An urgent appeal from a Youth Village in Rwanda came through to me via our website in April this year. An Israeli doctor, Dr Dalit, working in the village had detected a heart defect in one of their residents namely Victoire and the appeal was to have a definitive diagnosis followed by corrective heart surgery, if possible.
The story of Victoire Nzamukunda Murekatete is an incredible one, as, on acceptance to the WSPCCA, she was diagnosed with a congenital heart defect that very few children would ever survive beyond the age of 5. How she had survived to age 18 was a miracle, but Victoire’s remarkable resilience and perseverance started long before we met her…..
She was born in Kanombe, Rwanda. At two years of age, her family was massacred in the 1994 Genocide, and she was taken to Congo by the fleeing Interahamwe who raised her and became the only family she really knew. At age 7 years, Victoire’s only surviving aunt learned of her existence and brought her back to Rwanda to live with her. Unfortunately, the aunt became ill and went to Uganda for treatment where she died shortly after arriving in Uganda, leaving Victoire alone in the world. Neighbors took her in, but they were unable to deal with her illness and took her to the authorities who provided her with basic care.

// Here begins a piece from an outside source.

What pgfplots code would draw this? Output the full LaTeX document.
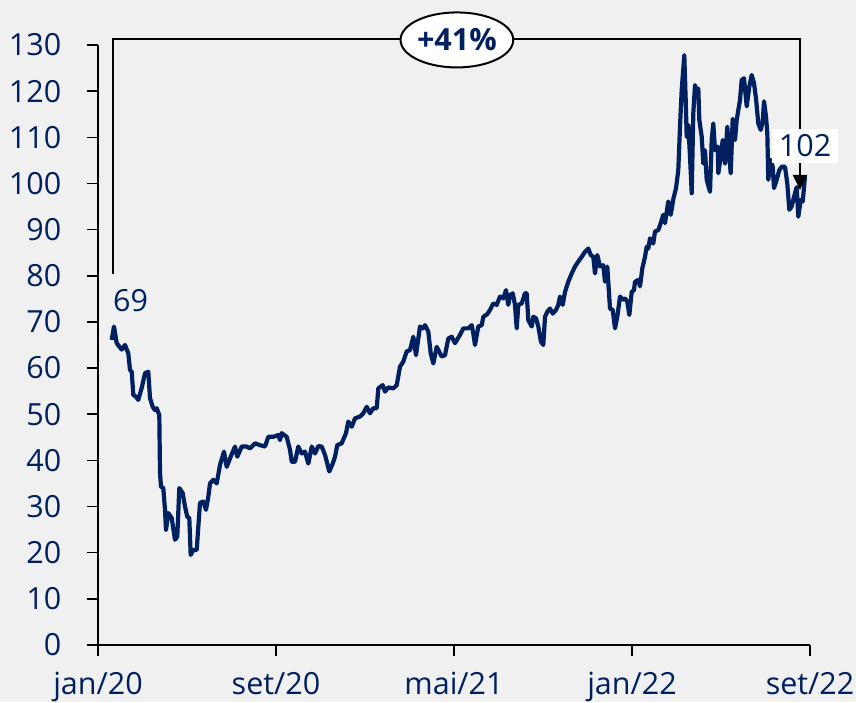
\documentclass[border=0pt]{standalone}
\usepackage{pgfplots}
\pgfplotsset{compat=1.18}
\usepackage{fontspec}
\setmainfont{Open Sans}
\usetikzlibrary{arrows.meta,shapes.geometric}
\definecolor{navy}{RGB}{0,32,96}
\definecolor{bg}{RGB}{240,240,240}
\newcommand{\lbl}{\fontsize{30.5}{36}\selectfont}
\begin{document}
\begin{tikzpicture}
\fill[bg] (0,0) rectangle (856pt,702pt);
\useasboundingbox (0,0) rectangle (856pt,702pt);
\begin{axis}[
  at={(98pt,57pt)}, anchor=south west,
  scale only axis, width=712pt, height=600pt,
  xmin=0, xmax=32, ymin=0, ymax=130,
  enlargelimits=false, clip=false,
  axis x line*=bottom, axis y line*=left,
  axis line style={-, black, line width=2pt},
  tick align=outside, major tick length=11pt,
  tick style={black, line width=1.6pt},
  xtick={0,8,16,24,32},
  xticklabels={jan/20,set/20,mai/21,jan/22,set/22},
  ytick={0,10,...,130},
  /pgf/number format/assume math mode=true,
  tick label style={font=\lbl, text=navy},
  yticklabel style={anchor=east, inner sep=0pt, xshift=-25.5pt},
  xticklabel style={anchor=base, inner sep=0pt, yshift=-38pt},
]
\addplot[navy, line width=4.2pt, line join=round] coordinates {
(0.616,66.1)(0.719,69)(0.840,65.4)(1.065,64)(1.213,65)(1.362,63.2)(1.438,59.6)(1.515,59.2)
(1.587,54.2)(1.708,53.8)(1.811,53.1)(1.964,55.7)(2.112,58.9)(2.261,59.2)(2.337,53.5)(2.458,51.6)
(2.562,50.9)(2.638,51.3)(2.755,49.8)(2.787,37.3)(2.831,34.3)(2.935,34)(3.011,29.3)(3.056,24.9)
(3.160,28.6)(3.312,27.5)(3.461,22.8)(3.564,23.5)(3.654,34)(3.807,32.9)(3.910,30)(4.013,27.8)
(4.103,27.5)(4.166,19.5)(4.283,20.6)(4.436,20.6)(4.584,30.8)(4.733,31.1)(4.854,29.3)(4.957,32.1)
(5.034,35)(5.182,35.8)(5.335,35)(5.483,39)(5.663,41.9)(5.784,38.6)(5.964,40.8)(6.157,43)
(6.261,40.8)(6.458,43)(6.530,43)(6.683,43)(6.831,42.6)(7.056,43.7)(7.281,43.3)(7.506,43)
(7.654,45.1)(7.879,45.1)(8.103,45.5)(8.180,44.4)(8.256,45.9)(8.481,45.1)(8.629,42.3)(8.706,39.7)
(8.854,39.7)(9.002,43)(9.155,41.5)(9.303,41.9)(9.452,39.3)(9.605,43)(9.753,41.5)(9.902,43.1)
(10.054,43)(10.202,41.2)(10.396,37.6)(10.548,39.3)(10.652,40.8)(10.755,43.3)(10.953,43.7)(11.146,45.9)
(11.249,48.4)(11.402,47.3)(11.551,49.1)(11.775,49.5)(11.924,50.2)(12.076,51.6)(12.225,50.2)(12.373,51.3)
(12.526,51.3)(12.598,55.6)(12.796,56.3)(12.899,54.9)(13.047,55.8)(13.272,55.6)(13.425,56.3)(13.573,60.3)
(13.721,61.4)(13.874,63.6)(14.022,63.9)(14.171,66.8)(14.292,62.8)(14.472,69)(14.593,68.6)(14.697,69.3)
(14.845,67.9)(14.953,63.2)(15.070,61)(15.222,64.6)(15.447,62.5)(15.596,62.8)(15.744,66.4)(15.897,66.8)
(16.045,65.4)(16.270,67.2)(16.418,68.6)(16.643,68.6)(16.796,69.3)(16.867,67.5)(16.944,65)(17.092,69)
(17.245,69.3)(17.317,71.1)(17.497,71.7)(17.618,72.6)(17.766,74)(17.919,73.7)(18.067,75.5)(18.216,75.1)
(18.337,76.9)(18.440,73.7)(18.517,75.8)(18.638,76.2)(18.742,73.7)(18.818,68.6)(18.890,73.7)(19.043,74)
(19.191,76.2)(19.267,76.2)(19.339,70.4)(19.492,69)(19.564,71.1)(19.685,70.8)(19.789,69)(19.910,65.7)
(20.013,65)(20.090,71.1)(20.193,72.2)(20.315,72.9)(20.436,71.8)(20.584,72.6)(20.688,73.7)(20.764,75.5)
(20.885,73.7)(20.989,76.5)(21.137,78.7)(21.290,80.5)(21.438,82)(21.587,83.1)(21.739,84.1)(21.888,85.2)
(22.036,85.9)(22.144,84.5)(22.261,84.1)(22.337,80.5)(22.440,84.5)(22.562,82)(22.710,82.3)(22.787,78.7)
(22.890,82)(23.011,72.9)(23.133,72.6)(23.236,68.6)(23.339,71.1)(23.461,75.5)(23.582,74.8)(23.685,75.1)
(23.789,74.4)(23.879,71.5)(23.987,76.5)(24.090,76.9)(24.135,78.7)(24.283,79.1)(24.360,77.7)(24.463,81.6)
(24.584,84.1)(24.661,86.3)(24.733,85.9)(24.809,88.1)(24.957,87)(25.034,89.6)(25.182,89.9)(25.290,91.4)
(25.407,93.2)(25.483,91.4)(25.631,96.1)(25.739,93.2)(25.856,96.6)(25.978,99)(26.081,102.9)(26.157,112.3)
(26.234,120.3)(26.351,127.8)(26.413,118.1)(26.458,110.1)(26.530,112.7)(26.607,105.8)(26.683,97.9)(26.755,115.2)
(26.831,121.3)(26.908,119.5)(26.980,120.6)(27.025,113.8)(27.133,110.1)(27.205,104.3)(27.281,107.2)(27.357,100.8)
(27.506,98.2)(27.582,109.4)(27.654,113)(27.730,107.2)(27.852,108)(27.879,102.2)(27.987,105.8)(28.076,109.4)
(28.180,104.3)(28.283,112.3)(28.373,105.8)(28.436,102.2)(28.526,114)(28.629,109.4)(28.706,113.8)(28.854,118.1)
(28.930,122.4)(29.034,122.8)(29.155,116.7)(29.272,121)(29.380,123.5)(29.483,121.7)(29.573,118.4)(29.676,113)
(29.784,111.6)(29.874,113.4)(29.933,117.8)(30.022,114.5)(30.081,110.9)(30.126,100.8)(30.234,105.1)(30.324,103.6)
(30.382,99)(30.503,100.8)(30.620,102.9)(30.728,103.6)(30.876,103.6)(30.980,100)(31.070,94.3)(31.173,95)
(31.281,97.1)(31.402,99.2)(31.474,92.8)(31.582,96.4)(31.672,96.1)(31.775,101.5)
};
\draw[black, line width=2.5pt, -{Triangle[width=14pt,length=15pt]}]
  (axis cs:0.674,80.4) -- (axis cs:0.674,131.3) -- (axis cs:31.55,131.3) -- (axis cs:31.55,98.6);
\node[ellipse, draw=black, line width=2pt, fill=white, minimum width=103pt, minimum height=55pt, inner sep=0pt,
  text=navy, font=\lbl\bfseries] at (axis cs:16.13,131.1) {+41\%};
\node[anchor=base west, inner sep=0pt, text=navy, font=\lbl] at (axis cs:0.674,72.2) {69};
\node[fill=white, inner xsep=7pt, inner ysep=0pt, minimum height=34pt, text=navy, font=\lbl] at (axis cs:31.78,108.1) {102};
\end{axis}
\end{tikzpicture}
\end{document}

Agahozo-Shalom Youth Village (ASYV) learned of her existence, and she was selected to join the Village in December of 2009. The Agahozo-Shalom Youth Village is a comprehensive educational and developmental project that cares for orphans in Rwanda. Currently 250 young boys and girls who would not have a future otherwise live there and receive a wonderful education at the Village’s school.
Upon her arrival at Agahozo-Shalom, Victoire had a very compromised health and immune system. After she was diagnosed as having a heart defect, the Village immediately began looking for treatment and engaged expert cardiologists around the globe to identify the best way to fix her heart and save her life. It was then that an appeal came through to me at WSPCCA and Victoire made the journey from the village to Johannesburg, where we received her together with a social worker, Sonia.

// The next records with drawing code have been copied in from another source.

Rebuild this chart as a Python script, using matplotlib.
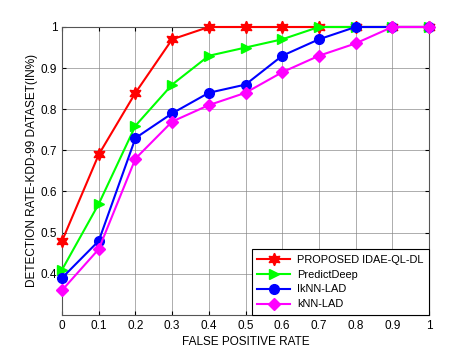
"""
Detection rate vs false positive rate on KDD-99
"""

import matplotlib
matplotlib.use("Agg")
from matplotlib import pyplot as plt

plt.rcParams["font.family"] = ["Liberation Sans", "DejaVu Sans"]

FPR = [0, 0.1, 0.2, 0.3, 0.4, 0.5, 0.6, 0.7, 0.8, 0.9, 1.0]

PROPOSED = [0.48, 0.69, 0.84, 0.97, 1.0, 1.0, 1.0, 1.0, 1.0, 1.0, 1.0]
PREDICT_DEEP = [0.41, 0.57, 0.76, 0.86, 0.93, 0.95, 0.97, 1.0, 1.0, 1.0, 1.0]
IKNN_LAD = [0.39, 0.48, 0.73, 0.79, 0.84, 0.86, 0.93, 0.97, 1.0, 1.0, 1.0]
KNN_LAD = [0.36, 0.46, 0.68, 0.77, 0.81, 0.84, 0.89, 0.93, 0.96, 1.0, 1.0]

LABELS = ["PROPOSED IDAE-QL-DL", "PredictDeep", "IkNN-LAD", "kNN-LAD"]


def plot_detection_rate():
    fig = plt.figure(figsize=(4.74, 3.55), dpi=100)
    a_x = fig.add_axes([0.131, 0.113, 0.774, 0.811])

    series = [PROPOSED, PREDICT_DEEP, IKNN_LAD, KNN_LAD]
    colors = ["#ff0000", "#00ff00", "#0000ff", "#ff00ff"]
    markers = [(6, 1, 0), ">", "o", "D"]
    sizes = [9, 7, 7, 6]

    for values, label, color, marker, size in zip(series, LABELS, colors, markers, sizes):
        a_x.plot(FPR, values, color=color, marker=marker, markersize=size,
                 linewidth=1.5, label=label, clip_on=False, zorder=3)

    a_x.set_xlim(0, 1)
    a_x.set_ylim(0.3, 1)
    a_x.set_xticks(FPR)
    a_x.set_xticklabels(["0", "0.1", "0.2", "0.3", "0.4", "0.5", "0.6", "0.7",
                         "0.8", "0.9", "1"])
    a_x.set_yticks([0.4, 0.5, 0.6, 0.7, 0.8, 0.9, 1.0])
    a_x.set_yticklabels(["0.4", "0.5", "0.6", "0.7", "0.8", "0.9", "1"])
    a_x.tick_params(labelsize=8.5, direction="in", length=3, right=True, top=True)
    a_x.grid(color="#888888", linestyle="-", linewidth=0.6, alpha=0.8)
    for spine in a_x.spines.values():
        spine.set_color("#555555")

    a_x.set_xlabel("FALSE POSITIVE RATE", fontsize=8.5, labelpad=3)
    a_x.set_ylabel("DETECTION RATE-KDD-99 DATASET(IN%)", fontsize=8.5, labelpad=2)

    leg = a_x.legend(loc="lower right", fontsize=7.9, fancybox=False,
                     framealpha=1, edgecolor="black", borderaxespad=0,
                     handlelength=3.0, labelspacing=0.45, borderpad=0.5,
                     handletextpad=0.6)
    leg.get_frame().set_linewidth(0.8)
    leg.set_zorder(5)

    plt.savefig("out.png", dpi=100)


def main():
    plot_detection_rate()


if __name__ == "__main__":
    main()
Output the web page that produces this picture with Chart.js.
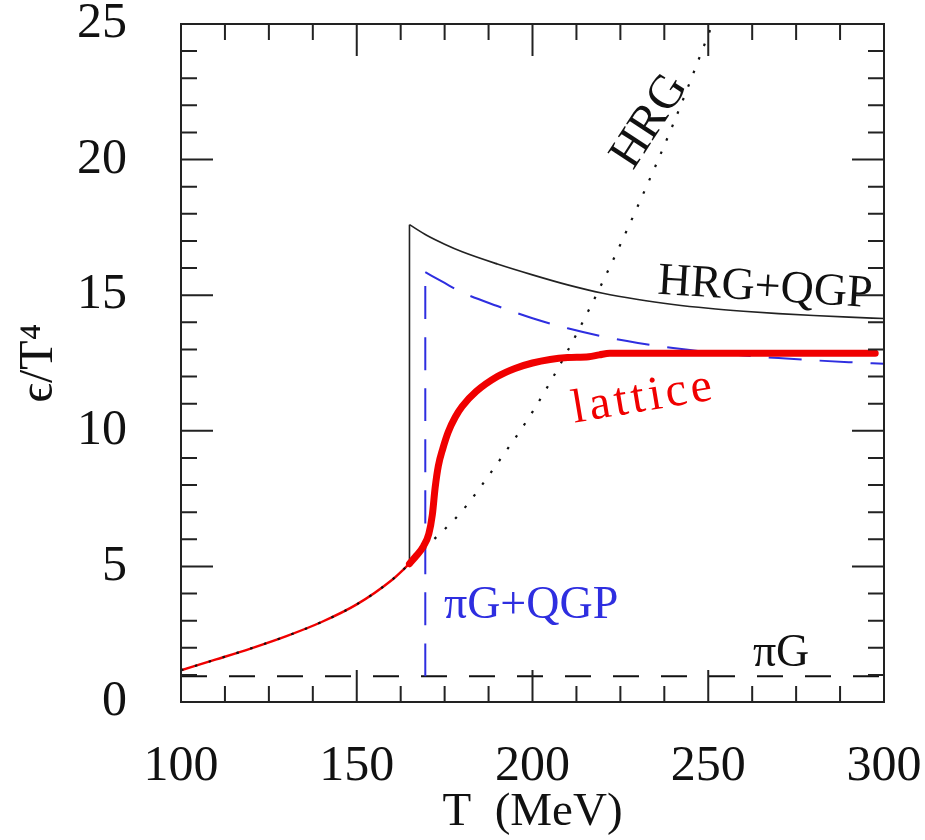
<!DOCTYPE html>
<html lang="en">
<head>
<meta charset="UTF-8">
<title>Energy density ϵ/T⁴ versus T</title>
<script src="https://cdn.jsdelivr.net/npm/chart.js"></script>
<style>
  html, body { margin: 0; padding: 0; background: #fff; }
  canvas { display: block; }
</style>
</head>
<body>
<canvas id="chart" width="925" height="840"></canvas>
<script>
// T in MeV, energy density in units of T^4
const hrgT = [100, 110, 120, 130, 140, 150, 160, 165, 170, 180, 190, 200, 210, 220, 230, 240, 250, 253];
const hrgE = [1.17, 1.57, 1.98, 2.43, 2.95, 3.6, 4.5, 5.1, 5.75, 7.05, 8.8, 10.7, 12.95, 15.5, 18.3, 21.3, 24.6, 25.6];

// hadron resonance gas + QGP (transition at tcHrg)
const tcHrg = 165;
const hrgQgpT = [165, 170, 175, 180, 190, 200, 210, 220, 230, 240, 250, 260, 270, 280, 290, 300];
const hrgQgpE = [17.6, 17.2, 16.88, 16.6, 16.15, 15.75, 15.38, 15.07, 14.84, 14.66, 14.52, 14.41, 14.32, 14.25, 14.19, 14.14];

// pion gas + QGP (transition at tcPi)
const tcPi = 169.5;
const piQgpT = [169.5, 175, 180, 190, 200, 210, 220, 230, 240, 250, 260, 270, 280, 290, 300];
const piQgpE = [15.85, 15.45, 15.1, 14.6, 14.15, 13.78, 13.48, 13.24, 13.05, 12.9, 12.78, 12.68, 12.6, 12.53, 12.47];

// pion gas
const piGT = [100, 300];
const piGE = [0.95, 0.95];

// lattice result above the transition
const latticeT = [165, 167, 169, 170.5, 171.5, 172.3, 173.2, 174.5, 176, 178, 180, 184, 190, 195, 200, 205, 210, 216, 219, 222, 297.5];
const latticeE = [5.1, 5.4, 5.75, 6.2, 6.9, 7.9, 8.7, 9.35, 9.95, 10.5, 10.9, 11.45, 12.0, 12.3, 12.5, 12.63, 12.7, 12.73, 12.8, 12.86, 12.86];

const xMajor = [100, 150, 200, 250, 300];
const yMajor = [0, 5, 10, 15, 20, 25];

const SERIF = '"Liberation Serif", "DejaVu Serif", serif';
const RED = '#f00000';
const BLUE = '#2e2ee0';

const pts = (xs, ys) => xs.map((x, i) => ({ x, y: ys[i] }));
const below = (xs, ys, t) => pts(xs, ys).filter(p => p.x <= t);

const labels = [
  { text: 'HRG', x: 233.4, y: 21.4, rot: -57, color: '#111', size: 48, align: 'center', base: 'middle' },
  { text: 'HRG+QGP', x: 235.4, y: 15.05, rot: 3.5, color: '#111', size: 46, align: 'left', base: 'alphabetic' },
  { text: 'lattice', x: 231.7, y: 11.2, rot: -9.5, color: RED, size: 48, align: 'center', base: 'middle', spacing: '4px' },
  { text: 'πG+QGP', x: 174.8, y: 3.08, rot: 0, color: BLUE, size: 46, align: 'left', base: 'alphabetic' },
  { text: 'πG', x: 262.7, y: 1.32, rot: 0, color: '#111', size: 46, align: 'left', base: 'alphabetic' }
];

// box with inward ticks on all four sides, plus curve labels
const frame = {
  id: 'frame',
  afterDraw(chart) {
    const { ctx, chartArea: a, scales: { x, y } } = chart;
    ctx.save();
    ctx.strokeStyle = '#222';
    ctx.lineWidth = 2;
    ctx.strokeRect(a.left, a.top, a.right - a.left, a.bottom - a.top);
    ctx.beginPath();
    for (let t = 100; t <= 300; t += 12.5) {
      const px = x.getPixelForValue(t);
      const len = xMajor.includes(t) ? 32 : 16;
      ctx.moveTo(px, a.bottom); ctx.lineTo(px, a.bottom - len);
      ctx.moveTo(px, a.top); ctx.lineTo(px, a.top + len);
    }
    for (let v = 0; v <= 25; v++) {
      const py = y.getPixelForValue(v);
      const len = yMajor.includes(v) ? 32 : 16;
      ctx.moveTo(a.left, py); ctx.lineTo(a.left + len, py);
      ctx.moveTo(a.right, py); ctx.lineTo(a.right - len, py);
    }
    ctx.stroke();

    labels.forEach(l => {
      ctx.save();
      ctx.translate(x.getPixelForValue(l.x), y.getPixelForValue(l.y));
      ctx.rotate(l.rot * Math.PI / 180);
      ctx.font = l.size + 'px ' + SERIF;
      ctx.fillStyle = l.color;
      ctx.textAlign = l.align;
      ctx.textBaseline = l.base;
      ctx.letterSpacing = l.spacing || '0px';
      ctx.fillText(l.text, 0, 0);
      ctx.restore();
    });
    ctx.restore();
  }
};

const line = (data, color, width, extra) => Object.assign({
  data, borderColor: color, borderWidth: width, showLine: true,
  pointRadius: 0, fill: false, cubicInterpolationMode: 'monotone'
}, extra);

new Chart(document.getElementById('chart'), {
  type: 'scatter',
  data: {
    datasets: [
      line(pts(latticeT, latticeE), RED, 7, { borderCapStyle: 'round', borderJoinStyle: 'round' }),
      line(pts(hrgT, hrgE), '#111', 2.2, { borderDash: [2.5, 12] }),
      line(below(hrgT, hrgE, tcHrg), RED, 2.4),
      line([{ x: tcHrg, y: 5.1 }, { x: tcHrg, y: hrgQgpE[0] }], '#222', 1.6),
      line(pts(hrgQgpT, hrgQgpE), '#222', 1.6),
      line([{ x: tcPi, y: piGE[0] }, { x: tcPi, y: piQgpE[0] }], BLUE, 2, { borderDash: [33, 18] }),
      line(pts(piQgpT, piQgpE), BLUE, 2, { borderDash: [33, 18] }),
      line(pts(piGT, piGE), '#111', 1.8, { borderDash: [26, 22] })
    ]
  },
  options: {
    responsive: false,
    animation: false,
    devicePixelRatio: 1,
    layout: { padding: { top: 24, right: 41, left: 0, bottom: 0 } },
    plugins: { legend: { display: false }, tooltip: { enabled: false } },
    scales: {
      x: {
        type: 'linear', min: 100, max: 300,
        grid: { display: false, drawTicks: false },
        border: { display: false },
        ticks: {
          stepSize: 50, maxRotation: 0, autoSkip: false, padding: 35,
          color: '#111', font: { family: SERIF, size: 50 }
        },
        title: {
          display: true, text: 'T  (MeV)', color: '#111',
          font: { family: SERIF, size: 47, lineHeight: 1.1 },
          padding: { top: 0, bottom: 1 }
        },
        afterFit: s => { s.height = 138; s.paddingLeft = 0; s.paddingRight = 0; }
      },
      y: {
        type: 'linear', min: 0, max: 25,
        grid: { display: false, drawTicks: false },
        border: { display: false },
        ticks: {
          stepSize: 5, padding: 54,
          color: '#111', font: { family: SERIF, size: 50 }
        },
        title: {
          display: true, text: 'ϵ/T⁴', color: '#111',
          font: { family: SERIF, size: 48, lineHeight: 1.1 },
          padding: { top: 13, bottom: 0 }
        },
        afterFit: s => { s.width = 181; s.paddingTop = 0; s.paddingBottom = 0; }
      }
    }
  },
  plugins: [frame]
});
</script>
</body>
</html>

Victoire’s cardiac catheterisation was done by Dr Antoinette Cilliers at Chris Hani Baragwanath Hospital. Shortly thereafter Victoire needed to be admitted to hospital as she became very nauseous and ill. The selection committee at WSPCCA decided that the surgery should be done within days and although extremely complex, the surgery was extremely successful. Vicotire did remarkably well in the first week post operatively. However due to her weakened immune system, she picked up an infection that very soon became systemic and her whole body became infected. Sonia, the wonderful social worker had to return to Rwanda and two more wonderful people took over the vigil- Sifa and Joseph.

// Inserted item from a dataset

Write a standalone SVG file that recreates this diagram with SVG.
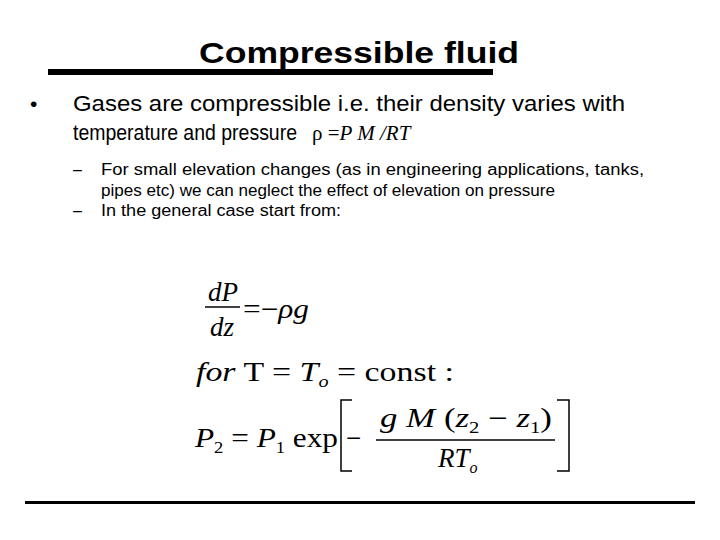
<svg xmlns="http://www.w3.org/2000/svg" width="720" height="540" viewBox="0 0 720 540">
<style>
.s{font-family:"Liberation Sans",Arial,sans-serif;fill:#000}
.m{font-family:"Liberation Serif","Times New Roman",serif;fill:#000}
.i{font-style:italic}
</style>
<rect width="720" height="540" fill="#fff"/>
<text class="s" x="359" y="63" font-size="30" font-weight="bold" text-anchor="middle" textLength="320" lengthAdjust="spacingAndGlyphs">Compressible fluid</text>
<rect x="48" y="69" width="445" height="6" fill="#000"/>
<text class="s" x="30" y="111" font-size="21">•</text>
<text class="s" x="73" y="111" font-size="22" textLength="552" lengthAdjust="spacingAndGlyphs">Gases are compressible i.e. their density varies with</text>
<text class="s" x="73" y="140" font-size="22" textLength="224" lengthAdjust="spacingAndGlyphs">temperature and pressure</text>
<text class="m" x="312" y="140" font-size="21">ρ =<tspan class="i">P M /RT</tspan></text>
<text class="s" x="73" y="175" font-size="16">–</text>
<text class="s" x="101" y="175" font-size="16" textLength="543" lengthAdjust="spacingAndGlyphs">For small elevation changes (as in engineering applications, tanks,</text>
<text class="s" x="101" y="196" font-size="16" textLength="454" lengthAdjust="spacingAndGlyphs">pipes etc) we can neglect the effect of elevation on pressure</text>
<text class="s" x="73" y="216" font-size="16">–</text>
<text class="s" x="101" y="216" font-size="16" textLength="240" lengthAdjust="spacingAndGlyphs">In the general case start from:</text>
<g class="m" font-size="27">
<text class="i" x="208" y="301">dP</text>
<line x1="205" y1="307" x2="240" y2="307" stroke="#000" stroke-width="1.3"/>
<text class="i" x="210" y="336">dz</text>
<text x="243" y="318" textLength="66" lengthAdjust="spacingAndGlyphs">=−<tspan class="i">ρg</tspan></text>
<text x="196" y="381" textLength="258" lengthAdjust="spacingAndGlyphs"><tspan class="i">for</tspan> T = <tspan class="i">T</tspan><tspan font-size="16" class="i" dy="6">o</tspan><tspan dy="-6"> = const :</tspan></text>
<text x="195" y="447" textLength="143" lengthAdjust="spacingAndGlyphs"><tspan class="i">P</tspan><tspan font-size="16" dy="6">2</tspan><tspan dy="-6"> = </tspan><tspan class="i">P</tspan><tspan font-size="16" dy="6">1</tspan><tspan dy="-6"> exp</tspan></text>
<path d="M352,400 H341 V471 H352 M557,400 H569 V471 H557" fill="none" stroke="#000" stroke-width="1.5"/>
<text x="346" y="447">−</text>
<text x="380" y="427" textLength="172" lengthAdjust="spacingAndGlyphs"><tspan class="i">g</tspan>  <tspan class="i">M</tspan> (<tspan class="i">z</tspan><tspan font-size="16" dy="6">2</tspan><tspan dy="-6"> − </tspan><tspan class="i">z</tspan><tspan font-size="16" dy="6">1</tspan><tspan dy="-6">)</tspan></text>
<line x1="376" y1="440" x2="555" y2="440" stroke="#000" stroke-width="1.3"/>
<text class="i" x="438" y="467">RT<tspan font-size="16" dy="6">o</tspan></text>
</g>
<rect x="25" y="501" width="670" height="3" fill="#000"/>
</svg>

Victoire displayed remarkable tenacity and hung desperately onto the hope of recovery and of returning to her village. She constantly enquired after the news of the children and was encouraged her with music and a visit to meet Mama Albertina Sisulu.
Sadly though, her infectious state rapidly sapped her little body and she was placed yet again on full lie support. We witnessed this and prayed for a miracle to help to save Victoire. A week ago, things looked very bleak and Dr Kinsley made the decision that nothing more could be done for Victoire, but, she continued to fight and once again rallied, so treatment was continued.
Victoire took a very rapid turn for the worse and peacefully slipped away from us. We take comfort in the knowledge that although we do not yet know or comprehend the meaning of Victoire’s time in our lives, we have forged common bonds with the many people who cared for Victoire and who live to make their difference in the lives of indigent children like Victoire.
To all who touched Victoire’s life we at the WSPHF say thank you. This includes Victoire’s Rwandan family of Anne, Jean Pierre, Tamar, Sonia, Dalit, Sifa and Joseph and here in South Africa, the WSPCCA team of Patsy, Jacqui and Nanaand also the wonderful staff of CTICU and Dr Kinsley, his team and Dr Cilliers. We return Victoire to her country of birth and take comfort in knowing that we gave her hope and a chance to have dreamed of a future…..may she rest in peace, may she run through the Kingdom of Heaven and may her laughter and sweet song live on.